Looking back on this incident, I now realize that even before it happened, I always knew I had potential. It wasn't because my paintings were so good. I knew I had potential because my parents consistently made that clear to me – without ever actually telling me so. Through their encouragement, they told me that my work meant something. Every time I completed a new drawing, they would be as excited about it as I was. And my dad would buy high-quality pencils and paper for me, even though I could have made my “masterpieces” on copy paper, using a number two pencil. Since he carefully chose the best materials, my completed artwork seemed more suitable for framing. You only frame something special.
My parents not only encouraged me to succeed; they also kept me grounded. If I made a mistake in one of my paintings, my dad told me about it, then offered suggestions for correcting it. Although my dad tells me that he cannot draw or paint pictures himself, he is very good at recognizing what's good about a painting...and what's not so good. This came in handy several years ago, when I attempted to paint a boat that ended up with odd angles, looking flat and awkward. With a couple tips from my dad, I was able to rescue the boat and turn it into something that you might actually see in real life.

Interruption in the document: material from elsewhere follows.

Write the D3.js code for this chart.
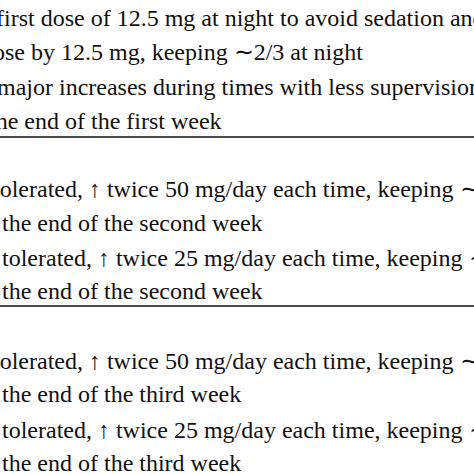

One of the best things you can do for someone is this: offer realistic encouragement. What exactly does this mean? Well, when you offer encouraging words to people and tell them honestly what you see in them, when you tell them the potential they have and the promise their work shows...without resorting to undeserved flattery – you are giving them a gift. You are telling them that their work means something. Everyone wants to know that their work is not in vain.
Of course, people are sometimes applauded by well-meaning friends and family for a talent they may not possess. It can be painful to watch a talent show and see a wannabe singer - for instance - whose voice sounds as off-key as can be, yet who was told by family or friends what a great singer he was. Upon finding out that the rest of the world does not agree with his family's assessment of him, the singer often reacts with hurt anger. It is very important to be realistic in encouraging someone.
You might be thinking: “I wish I was talented in some way.” Well, you are. I have not met anyone yet who had zero talents. You might not be an artist, but you are definitely good at something, whether you know it or not. Look for potential not only in others, but also yourself...then work at it and know that your work has value. The truth is: You have potential. We all do.